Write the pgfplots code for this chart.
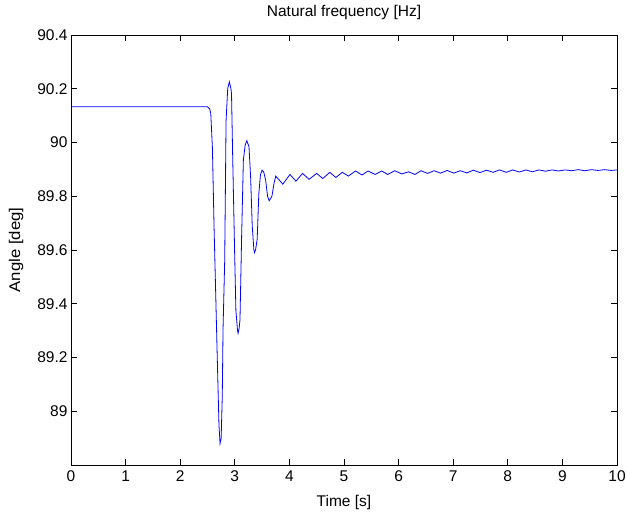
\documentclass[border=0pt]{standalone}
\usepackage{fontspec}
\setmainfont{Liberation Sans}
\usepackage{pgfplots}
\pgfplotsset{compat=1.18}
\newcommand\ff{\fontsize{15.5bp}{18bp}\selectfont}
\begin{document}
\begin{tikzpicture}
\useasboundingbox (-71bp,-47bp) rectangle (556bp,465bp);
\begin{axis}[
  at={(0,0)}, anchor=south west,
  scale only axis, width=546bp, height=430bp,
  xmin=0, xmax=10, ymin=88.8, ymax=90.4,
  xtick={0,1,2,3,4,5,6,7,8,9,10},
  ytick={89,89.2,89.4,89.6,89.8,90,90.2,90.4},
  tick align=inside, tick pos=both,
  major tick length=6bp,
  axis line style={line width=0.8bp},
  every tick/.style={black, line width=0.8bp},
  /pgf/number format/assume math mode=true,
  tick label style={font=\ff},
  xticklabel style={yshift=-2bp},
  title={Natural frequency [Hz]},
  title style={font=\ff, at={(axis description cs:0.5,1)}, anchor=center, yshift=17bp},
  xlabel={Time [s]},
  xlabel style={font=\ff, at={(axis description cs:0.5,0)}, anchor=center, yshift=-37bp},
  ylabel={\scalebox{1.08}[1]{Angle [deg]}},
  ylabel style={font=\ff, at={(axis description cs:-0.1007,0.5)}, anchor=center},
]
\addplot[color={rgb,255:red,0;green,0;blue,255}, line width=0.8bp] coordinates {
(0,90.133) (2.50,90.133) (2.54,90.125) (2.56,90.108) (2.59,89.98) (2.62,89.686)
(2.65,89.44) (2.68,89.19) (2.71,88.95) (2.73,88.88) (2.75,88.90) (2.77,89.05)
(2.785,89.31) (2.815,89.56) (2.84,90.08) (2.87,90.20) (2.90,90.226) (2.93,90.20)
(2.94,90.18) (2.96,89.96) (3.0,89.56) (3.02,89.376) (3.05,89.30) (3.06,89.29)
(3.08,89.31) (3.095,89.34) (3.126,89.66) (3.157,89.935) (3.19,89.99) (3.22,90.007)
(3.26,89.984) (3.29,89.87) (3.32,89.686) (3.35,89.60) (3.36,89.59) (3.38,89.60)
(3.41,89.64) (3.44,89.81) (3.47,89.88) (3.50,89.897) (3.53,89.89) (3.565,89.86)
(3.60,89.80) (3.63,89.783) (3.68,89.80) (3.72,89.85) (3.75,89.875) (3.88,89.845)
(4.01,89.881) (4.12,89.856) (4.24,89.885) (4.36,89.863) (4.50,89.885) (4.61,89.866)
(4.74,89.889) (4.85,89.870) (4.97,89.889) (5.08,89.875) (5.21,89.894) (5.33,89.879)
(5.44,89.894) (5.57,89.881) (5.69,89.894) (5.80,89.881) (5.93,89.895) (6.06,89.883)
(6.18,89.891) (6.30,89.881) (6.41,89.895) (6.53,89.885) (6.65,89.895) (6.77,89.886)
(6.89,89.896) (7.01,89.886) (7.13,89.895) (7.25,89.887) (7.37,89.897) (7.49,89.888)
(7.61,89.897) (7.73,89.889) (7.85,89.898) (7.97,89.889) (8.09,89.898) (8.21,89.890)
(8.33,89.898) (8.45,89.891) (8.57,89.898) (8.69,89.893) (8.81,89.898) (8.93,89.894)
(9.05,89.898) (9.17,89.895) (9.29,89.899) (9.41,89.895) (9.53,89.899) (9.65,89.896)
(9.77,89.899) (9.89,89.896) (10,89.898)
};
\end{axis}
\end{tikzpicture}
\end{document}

━━━━━━━━━━━━━━━━━━━━

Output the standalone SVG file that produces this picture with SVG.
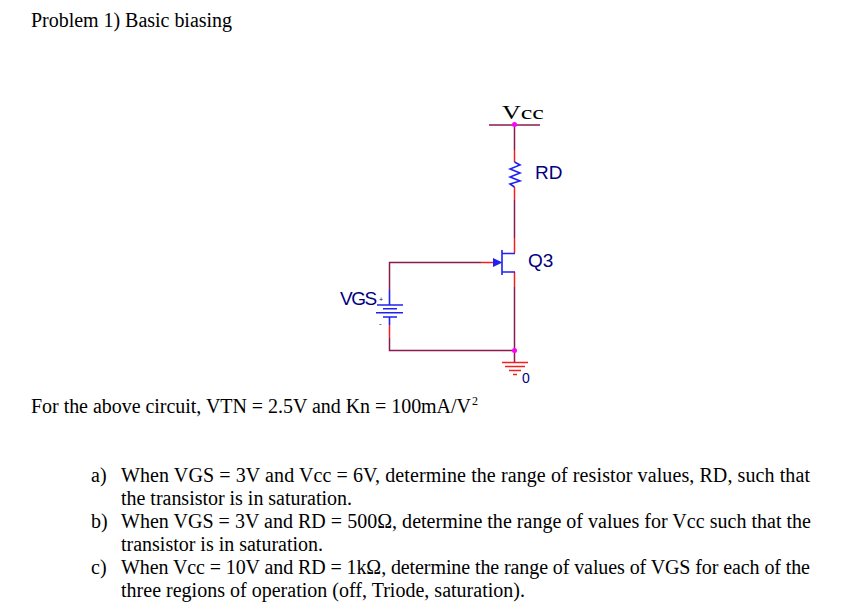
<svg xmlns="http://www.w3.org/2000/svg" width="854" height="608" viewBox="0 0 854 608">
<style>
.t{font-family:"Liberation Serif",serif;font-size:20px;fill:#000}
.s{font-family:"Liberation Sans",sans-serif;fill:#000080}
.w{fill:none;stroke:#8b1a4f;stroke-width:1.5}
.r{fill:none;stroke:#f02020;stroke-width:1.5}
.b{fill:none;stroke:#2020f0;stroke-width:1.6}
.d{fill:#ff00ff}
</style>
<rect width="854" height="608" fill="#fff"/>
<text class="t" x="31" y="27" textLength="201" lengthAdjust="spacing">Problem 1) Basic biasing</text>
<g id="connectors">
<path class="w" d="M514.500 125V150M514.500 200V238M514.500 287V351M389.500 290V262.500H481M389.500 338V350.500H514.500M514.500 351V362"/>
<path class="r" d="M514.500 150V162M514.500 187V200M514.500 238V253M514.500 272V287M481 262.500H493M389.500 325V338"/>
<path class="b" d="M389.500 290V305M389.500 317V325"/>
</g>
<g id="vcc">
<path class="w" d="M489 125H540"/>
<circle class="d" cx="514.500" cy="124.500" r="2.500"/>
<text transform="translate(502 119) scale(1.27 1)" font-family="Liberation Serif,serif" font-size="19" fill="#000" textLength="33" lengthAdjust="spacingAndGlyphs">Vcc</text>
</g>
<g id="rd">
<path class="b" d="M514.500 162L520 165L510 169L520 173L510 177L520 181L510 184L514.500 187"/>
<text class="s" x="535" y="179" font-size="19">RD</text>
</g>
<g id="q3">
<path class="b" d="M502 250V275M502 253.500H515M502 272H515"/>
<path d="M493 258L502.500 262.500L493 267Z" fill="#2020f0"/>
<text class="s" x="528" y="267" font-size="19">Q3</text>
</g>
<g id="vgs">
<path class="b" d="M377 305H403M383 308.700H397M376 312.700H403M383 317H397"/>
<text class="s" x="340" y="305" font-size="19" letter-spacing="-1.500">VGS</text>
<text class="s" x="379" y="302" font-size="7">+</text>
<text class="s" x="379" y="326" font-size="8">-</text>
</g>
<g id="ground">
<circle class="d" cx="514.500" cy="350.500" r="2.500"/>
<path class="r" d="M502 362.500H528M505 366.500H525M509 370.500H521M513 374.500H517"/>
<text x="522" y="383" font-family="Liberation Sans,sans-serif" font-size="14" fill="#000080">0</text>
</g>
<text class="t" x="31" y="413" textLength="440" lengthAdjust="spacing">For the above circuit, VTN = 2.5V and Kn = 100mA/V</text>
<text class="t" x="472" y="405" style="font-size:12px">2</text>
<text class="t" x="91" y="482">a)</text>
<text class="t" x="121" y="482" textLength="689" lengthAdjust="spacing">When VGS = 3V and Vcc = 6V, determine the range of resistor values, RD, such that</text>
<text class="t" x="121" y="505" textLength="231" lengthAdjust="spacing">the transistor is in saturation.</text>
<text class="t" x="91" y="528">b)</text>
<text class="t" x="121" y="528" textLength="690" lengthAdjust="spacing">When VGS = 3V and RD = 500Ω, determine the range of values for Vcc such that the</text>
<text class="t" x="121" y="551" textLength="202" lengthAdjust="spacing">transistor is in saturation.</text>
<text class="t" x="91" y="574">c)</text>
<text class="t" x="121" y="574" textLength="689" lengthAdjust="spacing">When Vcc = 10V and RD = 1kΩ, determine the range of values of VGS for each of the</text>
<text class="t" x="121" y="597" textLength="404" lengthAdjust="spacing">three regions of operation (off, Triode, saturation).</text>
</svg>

━━━━━━━━━━━━━━━━━━━━

Work instructions
Working from the material above, state how many lines contain "standalone"; give only the number.

Task output
2